I started out in Australia, very early on, doing a soap opera, which is extraordinary technical training because you are in front of the camera all week for 15 hours a day doing so many pages a week. It’s like a crash course in acting for the camera. I look back on that and think what a schooling that was in many ways. Like anything, it’s just the hours you put in. It’s like how the Beatles played all those gigs in Germany. They say you put in 10,000 hours and you become an expert, right? It should be the same with any profession. I feel like, looking back, all those experiences led to “If I Had Legs I’d Kick You.”
I also did a TV show called “Physical” where I had to look at the matte box the whole time, never at the actor. My eyeline was always for the matte box. That, again, was this technical stretching point for me. It’s a tightrope of being hyperaware of every single thing around you and also lifting off as a performance—[having] the power to dissociate.

Credit: Logan White/A24
Before filming, you and Mary did a ton of prep, going through each scene line by line and really breaking it all down. What is the balance between having all that preparation in your head and letting it go in the moment?
That’s all it is; after preparation, it’s free fall. You could prepare as much as you want, but God, you don’t want to see an actor’s homework. You want it to feel lived in and like a real person. You have to throw it all out the window.
The truth is, there can be no anticipation for performance, in that it is entirely informed by what the other actor is doing. I trained in Meisner technique, which is just “acting is reacting,” and that’s so true. That is the most grounding, anchoring thing. The gift of the prep is that we didn’t have to have the conversations when we got to set. We’d had every conversation back to front, around, upside down, inside out about each scene and character and backstory, so we could get there and just do it. And, hopefully, not mess it up too much.
I saw that Mary has a degree in psychology herself, which I have to imagine is a very helpful background for a director to have. Was there a particularly insightful or helpful piece of directing she gave you?
She was so protective of the performance, and so was I. But she was [protective] of me and making sure that’s just what I had to do, and not worrying about the machinations and complications of making an independent film and the roller coaster of that. In terms of specificity, we would meet at the beginning of the day and go through everything of where we had to get to, where [Linda] had been and where she would go. We would have this huddle, almost like before the surgery began, huddling together in the hallway. And then we would start the day. Those little meetings I always remember, because it was like meeting before the game and talking to my coach. That was so specific to her and I and how we worked.
Is there another performance from this year that you found inspiring?

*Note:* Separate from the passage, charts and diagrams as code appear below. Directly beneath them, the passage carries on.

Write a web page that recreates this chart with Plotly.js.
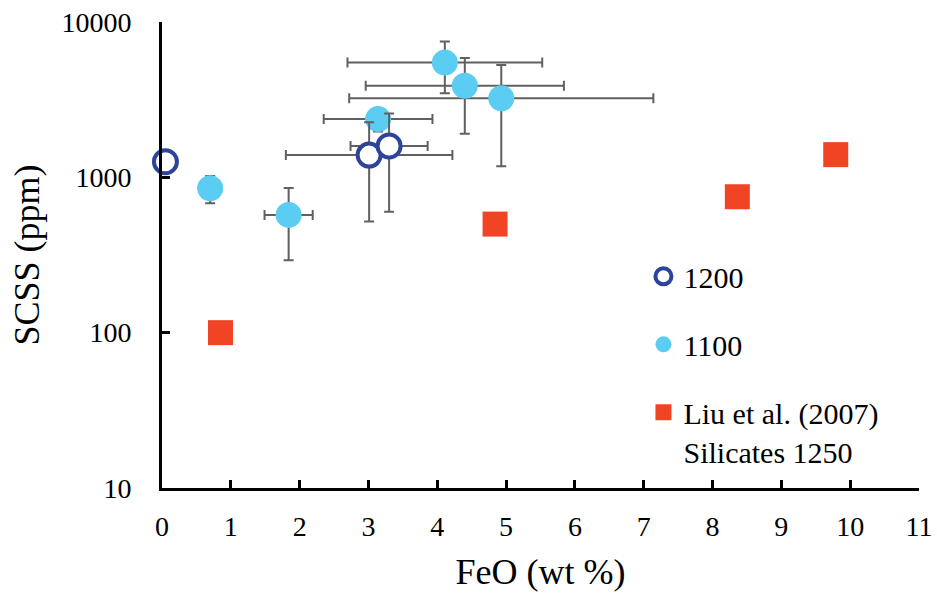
<!DOCTYPE html>
<html>
<head>
<meta charset="utf-8">
<script src="https://cdn.plot.ly/plotly-3.0.1.min.js"></script>
<style>
  html, body { margin: 0; padding: 0; background: #ffffff; }
  #chart { width: 937px; height: 593px; }
</style>
</head>
<body>
<div id="chart"></div>
<script>
// Experiments at 1200 °C
const feo1200 = [0.05, 3.01, 3.30];
const scss1200 = [1260, 1390, 1590];
const feoErr1200 = [0, 1.21, 0.56];
const scssErr1200 = [0, 870, 990];

// Experiments at 1100 °C
const feo1100 = [0.70, 1.84, 3.14, 4.11, 4.40, 4.93];
const scss1100 = [850, 573, 2370, 5480, 3890, 3230];
const feoErr1100 = [0, 0.35, 0.79, 1.415, 1.44, 2.21];
const scssErr1100 = [170, 280, 400, 2000, 1980, 2050];

// Liu et al. (2007), silicate melts at 1250 °C
const feoLiu = [0.85, 4.84, 8.36, 9.79];
const scssLiu = [100, 500, 750, 1400];

const fontName = 'Liberation Serif';
const errColor = '#606060';

const traces = [
  {
    name: '1200',
    x: feo1200, y: scss1200,
    type: 'scatter', mode: 'markers', cliponaxis: false,
    legendgroup: 'a', legendrank: 1,
    error_x: { type: 'data', array: feoErr1200, visible: true, color: errColor, thickness: 2, width: 5 },
    error_y: { type: 'data', array: scssErr1200, visible: true, color: errColor, thickness: 2, width: 5 },
    marker: { symbol: 'circle', size: 23, color: '#ffffff', line: { color: '#2E449B', width: 4 } }
  },
  {
    name: '1100',
    x: feo1100, y: scss1100,
    type: 'scatter', mode: 'markers', cliponaxis: false,
    legendgroup: 'b', legendrank: 2,
    error_x: { type: 'data', array: feoErr1100, visible: true, color: errColor, thickness: 2, width: 5 },
    error_y: { type: 'data', array: scssErr1100, visible: true, color: errColor, thickness: 2, width: 5 },
    marker: { symbol: 'circle', size: 26, color: '#5BCCF2' }
  },
  {
    name: 'Liu et al. (2007)<br>Silicates 1250',
    x: feoLiu, y: scssLiu,
    type: 'scatter', mode: 'markers', cliponaxis: false,
    legendgroup: 'c', legendrank: 3,
    marker: { symbol: 'square', size: 25, color: '#F04425' }
  }
];

// draw 1100 first so the open 1200 rings sit on top
const drawOrder = [traces[1], traces[2], traces[0]];

const layout = {
  width: 937, height: 593,
  margin: { l: 162, r: 18, t: 22, b: 105 },
  paper_bgcolor: '#ffffff', plot_bgcolor: '#ffffff',
  font: { family: fontName, color: '#000000', size: 28 },
  showlegend: true,
  legend: {
    x: 0.636, y: 0.51, xanchor: 'left', yanchor: 'top',
    bgcolor: 'rgba(0,0,0,0)',
    font: { family: fontName, size: 30, color: '#000000' },
    traceorder: 'grouped', tracegroupgap: 26,
    valign: 'top'
  },
  xaxis: {
    range: [0, 11],
    tickmode: 'array', tickvals: [0,1,2,3,4,5,6,7,8,9,10,11],
    ticks: 'inside', ticklen: 8, tickwidth: 3, tickcolor: '#000000',
    showline: true, linecolor: '#000000', linewidth: 3,
    showgrid: false, zeroline: false,
    tickfont: { family: fontName, size: 28 },
    ticklabelstandoff: 11,
    title: { text: 'FeO (wt %)', font: { family: fontName, size: 36 }, standoff: 19 }
  },
  yaxis: {
    type: 'log', range: [1, 4],
    tickmode: 'array', tickvals: [10, 100, 1000, 10000], ticktext: ['10', '100', '1000', '10000'],
    ticks: 'inside', ticklen: 8, tickwidth: 3, tickcolor: '#000000',
    showline: true, linecolor: '#000000', linewidth: 3,
    showgrid: false, zeroline: false,
    tickfont: { family: fontName, size: 28 },
    ticklabelstandoff: 22,
    title: { text: 'SCSS (ppm)', font: { family: fontName, size: 36 }, standoff: 11 }
  }
};

Plotly.newPlot('chart', drawOrder, layout, { displayModeBar: false, staticPlot: true });
</script>
</body>
</html>
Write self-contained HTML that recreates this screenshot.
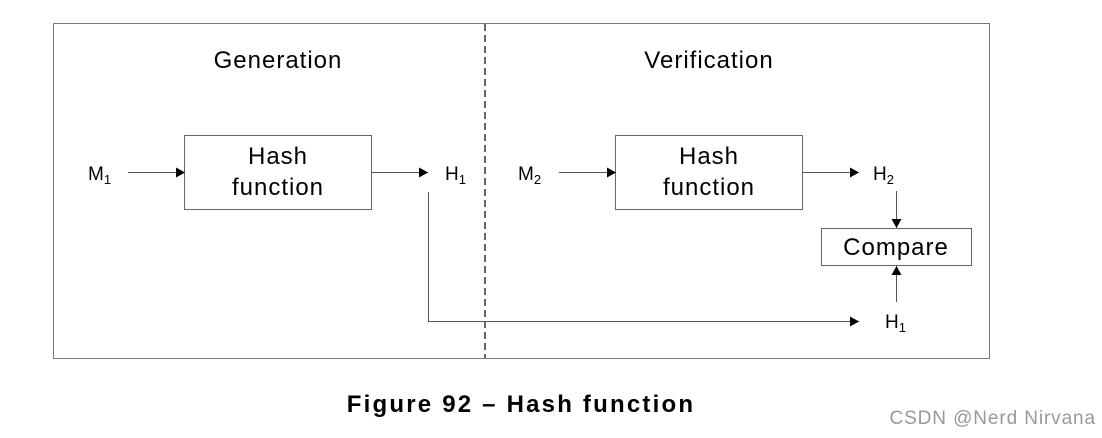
<!DOCTYPE html>
<html><head><style>
body{margin:0;background:#fff;}
svg{display:block;font-family:"Liberation Sans",Arial,sans-serif;}
</style></head><body>
<svg width="1102" height="438" viewBox="0 0 1102 438">
<defs><marker id="a" markerWidth="10" markerHeight="10" refX="9" refY="5" orient="auto" markerUnits="userSpaceOnUse"><path d="M0,0 L9,5 L0,10 Z" fill="#000"/></marker></defs>
<rect x="53.5" y="23.5" width="936" height="335" fill="none" stroke="#777" stroke-width="1"/>
<line x1="485" y1="24" x2="485" y2="358" stroke="#333" stroke-width="1.5" stroke-dasharray="7,4"/>
<g font-size="24" letter-spacing="1" text-anchor="middle" fill="#000">
<text x="278" y="68">Generation</text>
<text x="709" y="68">Verification</text>
</g>
<rect x="184.5" y="135.5" width="187" height="74" fill="none" stroke="#666"/>
<rect x="615.5" y="135.5" width="187" height="74" fill="none" stroke="#666"/>
<rect x="821.5" y="228.5" width="150" height="37" fill="none" stroke="#666"/>
<g font-size="24" letter-spacing="1" text-anchor="middle">
<text x="278" y="164">Hash</text><text x="278" y="195">function</text>
<text x="709" y="164">Hash</text><text x="709" y="195">function</text>
<text x="896" y="255">Compare</text>
</g>
<g font-size="19">
<text x="88" y="180">M<tspan font-size="13" dy="4">1</tspan></text>
<text x="445" y="180">H<tspan font-size="13" dy="4">1</tspan></text>
<text x="518" y="180">M<tspan font-size="13" dy="4">2</tspan></text>
<text x="873" y="180">H<tspan font-size="13" dy="4">2</tspan></text>
<text x="885" y="328">H<tspan font-size="13" dy="4">1</tspan></text>
</g>
<g stroke="#555" stroke-width="1" fill="none">
<line x1="128" y1="172.5" x2="185" y2="172.5" marker-end="url(#a)"/>
<line x1="372" y1="172.5" x2="428" y2="172.5" marker-end="url(#a)"/>
<line x1="559" y1="172.5" x2="616" y2="172.5" marker-end="url(#a)"/>
<line x1="803" y1="172.5" x2="859" y2="172.5" marker-end="url(#a)"/>
<polyline points="428.5,192 428.5,321.5 859,321.5" marker-end="url(#a)"/>
<line x1="896.5" y1="191" x2="896.5" y2="228" marker-end="url(#a)"/>
<line x1="896.5" y1="302" x2="896.5" y2="266" marker-end="url(#a)"/>
</g>
<text x="521" y="412" font-size="24" letter-spacing="2.2" font-weight="bold" text-anchor="middle">Figure 92 – Hash function</text>
<text x="1096" y="424" font-size="19" letter-spacing="0.9" fill="#999" text-anchor="end">CSDN @Nerd Nirvana</text>
</svg>
</body></html>
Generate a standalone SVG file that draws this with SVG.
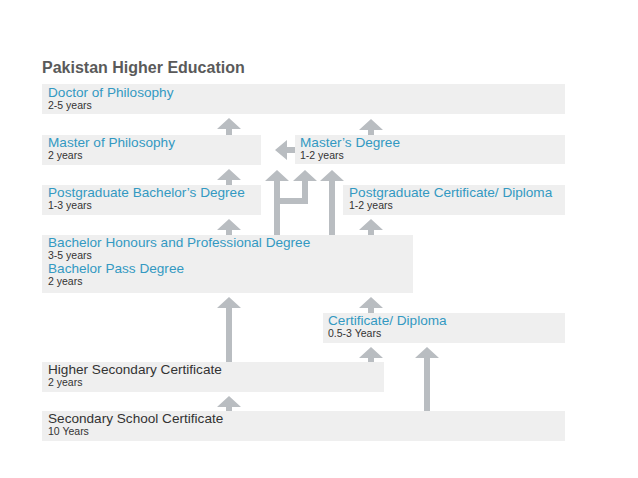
<svg xmlns="http://www.w3.org/2000/svg" width="638" height="478" viewBox="0 0 638 478">
<style>
.box{fill:#efefef}
.arr{fill:#b9bdc1}
.t{font-family:"Liberation Sans",Arial,sans-serif;font-size:13.6px;fill:#3399c2}
.k{font-family:"Liberation Sans",Arial,sans-serif;font-size:13.6px;fill:#333333}
.s{font-family:"Liberation Sans",Arial,sans-serif;font-size:10.5px;fill:#333333}
.title{font-family:"Liberation Sans",Arial,sans-serif;font-size:16px;font-weight:bold;fill:#5a5a5a}
</style>
<rect width="638" height="478" fill="#ffffff"/>
<text class="title" x="42" y="73">Pakistan Higher Education</text>
<g id="connectors">
<path class="arr" d="M226,135 V129 H217 L229,118 L241,129 H232 V135 Z"/>
<path class="arr" d="M368,135 V130 H359 L371,119 L383,130 H374 V135 Z"/>
<path class="arr" d="M226,185 V180 H217 L229,169 L241,180 H232 V185 Z"/>
<path class="arr" d="M295,147 H287 V140 L275,150 L287,160 V153 H295 Z"/>
<path class="arr" d="M274,235 V181 H265 L277,170 L289,181 H280 V198 H302 V181 H293 L305,170 L317,181 H308 V204 H280 V235 Z"/>
<path class="arr" d="M329,235 V181 H320 L332,170 L344,181 H335 V235 Z"/>
<path class="arr" d="M368,235 V230 H359 L371,219 L383,230 H374 V235 Z"/>
<path class="arr" d="M226,235 V230 H217 L229,219 L241,230 H232 V235 Z"/>
<path class="arr" d="M226,362 V308 H217 L229,297 L241,308 H232 V362 Z"/>
<path class="arr" d="M368,313 V308 H359 L371,297 L383,308 H374 V313 Z"/>
<path class="arr" d="M368,362 V358 H359 L371,347 L383,358 H374 V362 Z"/>
<path class="arr" d="M424,411 V358 H415 L427,347 L439,358 H430 V411 Z"/>
<path class="arr" d="M226,411 V407 H217 L229,396 L241,407 H232 V411 Z"/>
</g>
<g id="phd">
<rect class="box" x="42" y="84" width="523" height="30"/>
<text class="t" x="48" y="97">Doctor of Philosophy</text>
<text class="s" x="48" y="109">2-5 years</text>
</g>
<g id="mphil">
<rect class="box" x="42" y="135" width="219" height="30"/>
<text class="t" x="48" y="147">Master of Philosophy</text>
<text class="s" x="48" y="159">2 years</text>
</g>
<g id="masters">
<rect class="box" x="295" y="135" width="270" height="29"/>
<text class="t" x="300" y="147">Master’s Degree</text>
<text class="s" x="300" y="159">1-2 years</text>
</g>
<g id="pgbachelor">
<rect class="box" x="42" y="185" width="219" height="30"/>
<text class="t" x="48" y="197">Postgraduate Bachelor’s Degree</text>
<text class="s" x="48" y="209">1-3 years</text>
</g>
<g id="pgcert">
<rect class="box" x="343" y="185" width="222" height="30"/>
<text class="t" x="349" y="197">Postgraduate Certificate/ Diploma</text>
<text class="s" x="349" y="209">1-2 years</text>
</g>
<g id="bachelor">
<rect class="box" x="42" y="235" width="371" height="58"/>
<text class="t" x="48" y="247">Bachelor Honours and Professional Degree</text>
<text class="s" x="48" y="259">3-5 years</text>
<text class="t" x="48" y="273">Bachelor Pass Degree</text>
<text class="s" x="48" y="285">2 years</text>
</g>
<g id="certificate">
<rect class="box" x="323" y="313" width="242" height="30"/>
<text class="t" x="328" y="325">Certificate/ Diploma</text>
<text class="s" x="328" y="337">0.5-3 Years</text>
</g>
<g id="hsc">
<rect class="box" x="42" y="362" width="342" height="30"/>
<text class="k" x="48" y="374">Higher Secondary Certificate</text>
<text class="s" x="48" y="386">2 years</text>
</g>
<g id="ssc">
<rect class="box" x="42" y="411" width="523" height="30"/>
<text class="k" x="48" y="423">Secondary School Certificate</text>
<text class="s" x="48" y="435">10 Years</text>
</g>
</svg>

There’s a few. I’ve seen “Blue Moon” twice, and I think my husband [Bobby Cannavale] is really wonderful in that. But Ethan Hawke’s performance is so beautiful and immersive. You really forget it’s Ethan. Ethan is one of our great cinematic and stage actors, who has given so much of his career to independent film. He is just so fantastic as Lorenz Hart. You really forget it’s him. He does not stop talking in that film; it’s almost like the character is going to die if he stops. It is extraordinary. He holds the whole piece together.
I also thought Tessa Thompson was really, really beautiful in “Hedda.” She was just extraordinary. She balances this theatricality with complete specificity. She inhabited that world so beautifully.
This interview has been edited for clarity and length.